Hypertension, otherwise known as high blood pressure, is calculated by the amount of blood a heart pumps and the resistance that that blood receives as it attempts to flow through a person’s arteries. A combination of thin arteries and a steady flow of blood are what cause high blood pressure. This is because the blood cannot freely flow through the thin arteries and begin to swell within the veins.
So why should you care about Hypertension?

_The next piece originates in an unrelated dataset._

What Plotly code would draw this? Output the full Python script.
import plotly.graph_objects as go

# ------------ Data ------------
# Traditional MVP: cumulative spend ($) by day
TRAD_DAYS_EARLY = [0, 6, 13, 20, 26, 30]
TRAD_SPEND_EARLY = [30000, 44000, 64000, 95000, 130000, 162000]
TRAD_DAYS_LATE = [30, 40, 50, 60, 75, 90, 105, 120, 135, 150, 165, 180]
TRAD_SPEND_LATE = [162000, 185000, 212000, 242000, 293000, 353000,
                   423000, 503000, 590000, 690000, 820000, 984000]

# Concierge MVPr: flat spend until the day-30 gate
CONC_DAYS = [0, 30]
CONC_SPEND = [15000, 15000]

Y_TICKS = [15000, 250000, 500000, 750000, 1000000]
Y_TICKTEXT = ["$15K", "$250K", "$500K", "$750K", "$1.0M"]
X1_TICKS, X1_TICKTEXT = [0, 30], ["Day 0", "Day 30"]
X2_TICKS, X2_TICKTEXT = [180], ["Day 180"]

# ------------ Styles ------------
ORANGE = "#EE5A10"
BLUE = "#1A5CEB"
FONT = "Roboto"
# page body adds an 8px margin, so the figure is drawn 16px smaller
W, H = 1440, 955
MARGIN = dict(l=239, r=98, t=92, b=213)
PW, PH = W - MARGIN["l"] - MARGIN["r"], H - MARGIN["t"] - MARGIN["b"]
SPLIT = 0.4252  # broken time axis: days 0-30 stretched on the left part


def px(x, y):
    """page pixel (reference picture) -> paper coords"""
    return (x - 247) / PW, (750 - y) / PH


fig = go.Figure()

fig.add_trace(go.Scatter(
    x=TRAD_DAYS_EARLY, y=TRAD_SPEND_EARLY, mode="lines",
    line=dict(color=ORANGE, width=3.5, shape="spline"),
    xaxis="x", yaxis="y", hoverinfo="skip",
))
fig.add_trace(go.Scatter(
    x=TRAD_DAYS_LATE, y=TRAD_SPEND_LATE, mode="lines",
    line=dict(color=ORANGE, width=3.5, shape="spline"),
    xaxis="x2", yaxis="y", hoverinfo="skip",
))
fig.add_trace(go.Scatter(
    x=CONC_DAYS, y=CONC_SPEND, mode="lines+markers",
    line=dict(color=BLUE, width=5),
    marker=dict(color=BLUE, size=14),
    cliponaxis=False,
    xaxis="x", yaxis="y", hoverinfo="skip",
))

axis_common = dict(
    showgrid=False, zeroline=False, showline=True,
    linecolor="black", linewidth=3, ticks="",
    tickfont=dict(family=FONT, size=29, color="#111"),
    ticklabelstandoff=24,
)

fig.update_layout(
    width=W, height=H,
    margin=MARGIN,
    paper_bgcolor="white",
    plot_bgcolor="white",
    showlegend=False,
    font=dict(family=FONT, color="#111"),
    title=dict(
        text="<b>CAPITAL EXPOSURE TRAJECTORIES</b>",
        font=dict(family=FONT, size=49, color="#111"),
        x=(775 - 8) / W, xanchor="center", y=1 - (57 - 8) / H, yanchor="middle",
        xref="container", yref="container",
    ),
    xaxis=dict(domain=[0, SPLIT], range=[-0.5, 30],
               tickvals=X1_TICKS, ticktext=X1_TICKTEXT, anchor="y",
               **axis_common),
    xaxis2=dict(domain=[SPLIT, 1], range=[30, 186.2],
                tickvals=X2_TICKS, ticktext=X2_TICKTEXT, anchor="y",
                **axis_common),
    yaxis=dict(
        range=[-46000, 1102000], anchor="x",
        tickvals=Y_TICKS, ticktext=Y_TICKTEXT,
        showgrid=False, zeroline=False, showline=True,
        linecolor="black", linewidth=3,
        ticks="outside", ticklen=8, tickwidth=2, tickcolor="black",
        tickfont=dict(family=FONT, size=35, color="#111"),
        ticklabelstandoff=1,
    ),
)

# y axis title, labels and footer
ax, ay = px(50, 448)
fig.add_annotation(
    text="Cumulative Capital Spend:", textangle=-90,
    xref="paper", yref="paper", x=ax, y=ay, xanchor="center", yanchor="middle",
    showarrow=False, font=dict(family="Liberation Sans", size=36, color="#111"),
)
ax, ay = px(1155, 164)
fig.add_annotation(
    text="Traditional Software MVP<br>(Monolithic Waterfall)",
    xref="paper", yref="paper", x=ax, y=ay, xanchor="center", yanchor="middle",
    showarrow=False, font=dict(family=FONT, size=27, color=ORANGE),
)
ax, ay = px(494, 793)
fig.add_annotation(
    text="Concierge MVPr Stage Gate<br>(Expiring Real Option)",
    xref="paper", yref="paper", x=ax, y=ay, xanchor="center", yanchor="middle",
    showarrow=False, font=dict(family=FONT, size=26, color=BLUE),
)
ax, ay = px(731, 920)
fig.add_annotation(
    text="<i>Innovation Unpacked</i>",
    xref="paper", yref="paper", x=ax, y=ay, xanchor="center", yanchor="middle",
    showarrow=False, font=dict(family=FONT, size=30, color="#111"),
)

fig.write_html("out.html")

Hypertension is known in the medical community as the silent killer. According to the Mayo Clinic, “You can have high blood pressure (hypertension) for years without any symptoms. Even without symptoms, damage to blood vessels and your heart continues and can be detected. Uncontrolled high blood pressure increases your risk of serious health problems, including heart attack and stroke.” The Mayo Clinic goes on to mention that hypertension (or high blood pressure as it is commonly known as) affects nearly everyone at some point in time in their life because it develops throughout the course of many years. While high blood pressure can be easily detected it’s something that has to be occasionally monitored. Whether or not you visit your doctor frequently, or use the free machines located at any pharmacy or grocery store, it’s really up to the individual to monitor their blood pressure. Again, it’s called the silent killer because there are no notable symptoms during the early stages of development, but occasionally you might notice a few things.

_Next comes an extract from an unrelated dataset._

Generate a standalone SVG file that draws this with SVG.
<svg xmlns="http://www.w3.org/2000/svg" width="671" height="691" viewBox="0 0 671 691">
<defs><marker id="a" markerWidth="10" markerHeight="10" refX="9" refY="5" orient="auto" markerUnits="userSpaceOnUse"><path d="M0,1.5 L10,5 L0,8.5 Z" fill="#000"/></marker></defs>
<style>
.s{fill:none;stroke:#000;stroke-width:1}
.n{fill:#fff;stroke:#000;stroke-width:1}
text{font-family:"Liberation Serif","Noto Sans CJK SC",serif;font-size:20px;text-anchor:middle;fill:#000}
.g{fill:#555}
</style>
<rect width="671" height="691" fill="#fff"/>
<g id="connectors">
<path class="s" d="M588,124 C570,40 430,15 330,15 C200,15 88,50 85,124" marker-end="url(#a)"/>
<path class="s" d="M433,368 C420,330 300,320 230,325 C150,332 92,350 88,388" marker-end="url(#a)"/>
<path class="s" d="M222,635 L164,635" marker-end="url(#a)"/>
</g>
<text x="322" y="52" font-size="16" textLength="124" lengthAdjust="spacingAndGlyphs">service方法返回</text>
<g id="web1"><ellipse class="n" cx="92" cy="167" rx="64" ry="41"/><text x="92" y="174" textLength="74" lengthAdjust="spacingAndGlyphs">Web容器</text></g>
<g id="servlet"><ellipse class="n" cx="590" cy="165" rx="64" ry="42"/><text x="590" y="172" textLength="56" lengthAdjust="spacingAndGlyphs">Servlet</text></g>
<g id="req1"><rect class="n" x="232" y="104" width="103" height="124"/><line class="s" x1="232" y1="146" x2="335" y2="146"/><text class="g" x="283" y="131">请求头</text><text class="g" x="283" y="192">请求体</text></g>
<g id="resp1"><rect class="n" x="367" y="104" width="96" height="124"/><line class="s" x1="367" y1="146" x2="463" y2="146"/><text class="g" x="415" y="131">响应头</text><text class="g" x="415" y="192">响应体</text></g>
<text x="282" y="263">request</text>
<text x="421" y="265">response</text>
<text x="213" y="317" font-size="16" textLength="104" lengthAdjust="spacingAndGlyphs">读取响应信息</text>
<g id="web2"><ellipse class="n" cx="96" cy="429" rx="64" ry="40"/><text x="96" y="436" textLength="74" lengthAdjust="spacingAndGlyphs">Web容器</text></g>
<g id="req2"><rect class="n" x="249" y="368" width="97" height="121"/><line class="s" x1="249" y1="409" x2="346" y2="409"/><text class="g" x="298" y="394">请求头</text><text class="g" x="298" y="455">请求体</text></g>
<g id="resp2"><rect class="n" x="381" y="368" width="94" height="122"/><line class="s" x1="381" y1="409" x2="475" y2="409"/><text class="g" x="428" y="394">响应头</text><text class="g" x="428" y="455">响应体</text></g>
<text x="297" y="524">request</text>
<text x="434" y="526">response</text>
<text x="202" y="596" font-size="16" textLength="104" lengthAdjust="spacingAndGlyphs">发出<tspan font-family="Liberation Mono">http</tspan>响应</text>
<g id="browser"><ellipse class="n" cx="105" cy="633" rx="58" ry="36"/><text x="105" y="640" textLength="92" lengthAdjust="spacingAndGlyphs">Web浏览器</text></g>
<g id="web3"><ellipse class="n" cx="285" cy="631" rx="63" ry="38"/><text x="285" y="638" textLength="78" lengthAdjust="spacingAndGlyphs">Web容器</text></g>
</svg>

What kind of Symptoms are noticeable?
Even when a person’s blood pressure reaches critical levels there are hardly any symptoms. It really depends on the person, but most people report no tell-tale signs that their blood pressure has spiked into dangerous levels. Occasionally some people will report symptoms like:
- Headaches – feeling tension or aching from the forehead to your temples.
- Shortness of breath – feeling like you are out of breath and stamina.
- Nosebleeds – blood dripping out from the nasal cavity.
This symptoms are very common for illnesses unrelated to hypertension, so it’s very easy to dismiss them as something else. As stated before, it’s up the individuals to monitor their blood pressure and make sure that its kept in check.